Information shown.

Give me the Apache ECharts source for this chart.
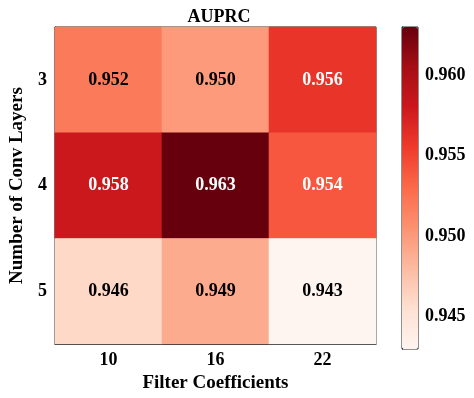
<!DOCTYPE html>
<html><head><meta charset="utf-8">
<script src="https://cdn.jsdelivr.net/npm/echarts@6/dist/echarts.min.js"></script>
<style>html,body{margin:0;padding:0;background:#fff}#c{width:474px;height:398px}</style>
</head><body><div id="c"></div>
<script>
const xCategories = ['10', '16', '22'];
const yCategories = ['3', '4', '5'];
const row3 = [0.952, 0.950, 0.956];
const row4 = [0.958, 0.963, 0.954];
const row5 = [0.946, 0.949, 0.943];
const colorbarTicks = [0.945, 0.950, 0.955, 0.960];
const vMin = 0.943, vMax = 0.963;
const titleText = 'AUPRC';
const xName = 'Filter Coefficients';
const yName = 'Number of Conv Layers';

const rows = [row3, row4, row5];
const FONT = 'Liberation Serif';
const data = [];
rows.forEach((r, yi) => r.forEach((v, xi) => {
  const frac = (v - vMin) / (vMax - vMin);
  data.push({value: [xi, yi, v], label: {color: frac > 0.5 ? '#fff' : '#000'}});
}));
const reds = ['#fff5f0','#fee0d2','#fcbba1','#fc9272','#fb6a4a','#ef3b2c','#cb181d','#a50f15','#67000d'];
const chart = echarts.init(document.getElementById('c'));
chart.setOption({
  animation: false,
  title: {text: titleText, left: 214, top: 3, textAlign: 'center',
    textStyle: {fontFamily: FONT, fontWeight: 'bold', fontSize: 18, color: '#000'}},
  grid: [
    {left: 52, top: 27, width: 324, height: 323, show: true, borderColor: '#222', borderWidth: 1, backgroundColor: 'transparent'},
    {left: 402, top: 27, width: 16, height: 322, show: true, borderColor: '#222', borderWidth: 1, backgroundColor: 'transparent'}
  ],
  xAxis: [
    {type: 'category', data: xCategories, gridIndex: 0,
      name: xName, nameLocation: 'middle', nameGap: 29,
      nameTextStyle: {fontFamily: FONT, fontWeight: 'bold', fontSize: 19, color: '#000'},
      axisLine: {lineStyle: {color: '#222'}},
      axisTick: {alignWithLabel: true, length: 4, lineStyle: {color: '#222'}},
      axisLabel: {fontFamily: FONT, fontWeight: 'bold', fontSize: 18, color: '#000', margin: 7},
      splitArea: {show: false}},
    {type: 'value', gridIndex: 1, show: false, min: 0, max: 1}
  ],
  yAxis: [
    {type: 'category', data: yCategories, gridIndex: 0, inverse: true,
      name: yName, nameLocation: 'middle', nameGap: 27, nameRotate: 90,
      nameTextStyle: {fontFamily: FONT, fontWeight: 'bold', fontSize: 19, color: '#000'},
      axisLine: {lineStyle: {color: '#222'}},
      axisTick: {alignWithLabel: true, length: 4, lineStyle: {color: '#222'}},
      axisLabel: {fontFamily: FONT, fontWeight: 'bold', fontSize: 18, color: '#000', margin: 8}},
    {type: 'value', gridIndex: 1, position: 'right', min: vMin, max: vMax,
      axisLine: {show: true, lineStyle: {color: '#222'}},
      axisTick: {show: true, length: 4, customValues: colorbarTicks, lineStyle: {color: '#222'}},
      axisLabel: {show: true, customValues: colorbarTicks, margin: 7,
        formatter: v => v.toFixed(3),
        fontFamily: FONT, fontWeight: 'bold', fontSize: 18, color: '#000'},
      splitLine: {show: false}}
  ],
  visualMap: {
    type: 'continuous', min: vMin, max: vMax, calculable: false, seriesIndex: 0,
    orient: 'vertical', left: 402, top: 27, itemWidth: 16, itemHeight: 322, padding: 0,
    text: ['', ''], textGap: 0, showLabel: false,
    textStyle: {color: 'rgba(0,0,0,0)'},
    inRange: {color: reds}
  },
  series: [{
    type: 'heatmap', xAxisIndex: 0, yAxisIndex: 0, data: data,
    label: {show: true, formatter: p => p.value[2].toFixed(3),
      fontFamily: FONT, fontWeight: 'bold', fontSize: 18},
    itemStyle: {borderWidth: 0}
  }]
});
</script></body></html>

The problem.
Without the pictures, output the full listing exactly as it stands.

Complete answer.
Give me the Apache ECharts source for this chart.
<!DOCTYPE html>
<html><head><meta charset="utf-8">
<script src="https://cdn.jsdelivr.net/npm/echarts@6/dist/echarts.min.js"></script>
<style>html,body{margin:0;padding:0;background:#fff}#c{width:474px;height:398px}</style>
</head><body><div id="c"></div>
<script>
const xCategories = ['10', '16', '22'];
const yCategories = ['3', '4', '5'];
const row3 = [0.952, 0.950, 0.956];
const row4 = [0.958, 0.963, 0.954];
const row5 = [0.946, 0.949, 0.943];
const colorbarTicks = [0.945, 0.950, 0.955, 0.960];
const vMin = 0.943, vMax = 0.963;
const titleText = 'AUPRC';
const xName = 'Filter Coefficients';
const yName = 'Number of Conv Layers';

const rows = [row3, row4, row5];
const FONT = 'Liberation Serif';
const data = [];
rows.forEach((r, yi) => r.forEach((v, xi) => {
  const frac = (v - vMin) / (vMax - vMin);
  data.push({value: [xi, yi, v], label: {color: frac > 0.5 ? '#fff' : '#000'}});
}));
const reds = ['#fff5f0','#fee0d2','#fcbba1','#fc9272','#fb6a4a','#ef3b2c','#cb181d','#a50f15','#67000d'];
const chart = echarts.init(document.getElementById('c'));
chart.setOption({
  animation: false,
  title: {text: titleText, left: 214, top: 3, textAlign: 'center',
    textStyle: {fontFamily: FONT, fontWeight: 'bold', fontSize: 18, color: '#000'}},
  grid: [
    {left: 52, top: 27, width: 324, height: 323, show: true, borderColor: '#222', borderWidth: 1, backgroundColor: 'transparent'},
    {left: 402, top: 27, width: 16, height: 322, show: true, borderColor: '#222', borderWidth: 1, backgroundColor: 'transparent'}
  ],
  xAxis: [
    {type: 'category', data: xCategories, gridIndex: 0,
      name: xName, nameLocation: 'middle', nameGap: 29,
      nameTextStyle: {fontFamily: FONT, fontWeight: 'bold', fontSize: 19, color: '#000'},
      axisLine: {lineStyle: {color: '#222'}},
      axisTick: {alignWithLabel: true, length: 4, lineStyle: {color: '#222'}},
      axisLabel: {fontFamily: FONT, fontWeight: 'bold', fontSize: 18, color: '#000', margin: 7},
      splitArea: {show: false}},
    {type: 'value', gridIndex: 1, show: false, min: 0, max: 1}
  ],
  yAxis: [
    {type: 'category', data: yCategories, gridIndex: 0, inverse: true,
      name: yName, nameLocation: 'middle', nameGap: 27, nameRotate: 90,
      nameTextStyle: {fontFamily: FONT, fontWeight: 'bold', fontSize: 19, color: '#000'},
      axisLine: {lineStyle: {color: '#222'}},
      axisTick: {alignWithLabel: true, length: 4, lineStyle: {color: '#222'}},
      axisLabel: {fontFamily: FONT, fontWeight: 'bold', fontSize: 18, color: '#000', margin: 8}},
    {type: 'value', gridIndex: 1, position: 'right', min: vMin, max: vMax,
      axisLine: {show: true, lineStyle: {color: '#222'}},
      axisTick: {show: true, length: 4, customValues: colorbarTicks, lineStyle: {color: '#222'}},
      axisLabel: {show: true, customValues: colorbarTicks, margin: 7,
        formatter: v => v.toFixed(3),
        fontFamily: FONT, fontWeight: 'bold', fontSize: 18, color: '#000'},
      splitLine: {show: false}}
  ],
  visualMap: {
    type: 'continuous', min: vMin, max: vMax, calculable: false, seriesIndex: 0,
    orient: 'vertical', left: 402, top: 27, itemWidth: 16, itemHeight: 322, padding: 0,
    text: ['', ''], textGap: 0, showLabel: false,
    textStyle: {color: 'rgba(0,0,0,0)'},
    inRange: {color: reds}
  },
  series: [{
    type: 'heatmap', xAxisIndex: 0, yAxisIndex: 0, data: data,
    label: {show: true, formatter: p => p.value[2].toFixed(3),
      fontFamily: FONT, fontWeight: 'bold', fontSize: 18},
    itemStyle: {borderWidth: 0}
  }]
});
</script></body></html>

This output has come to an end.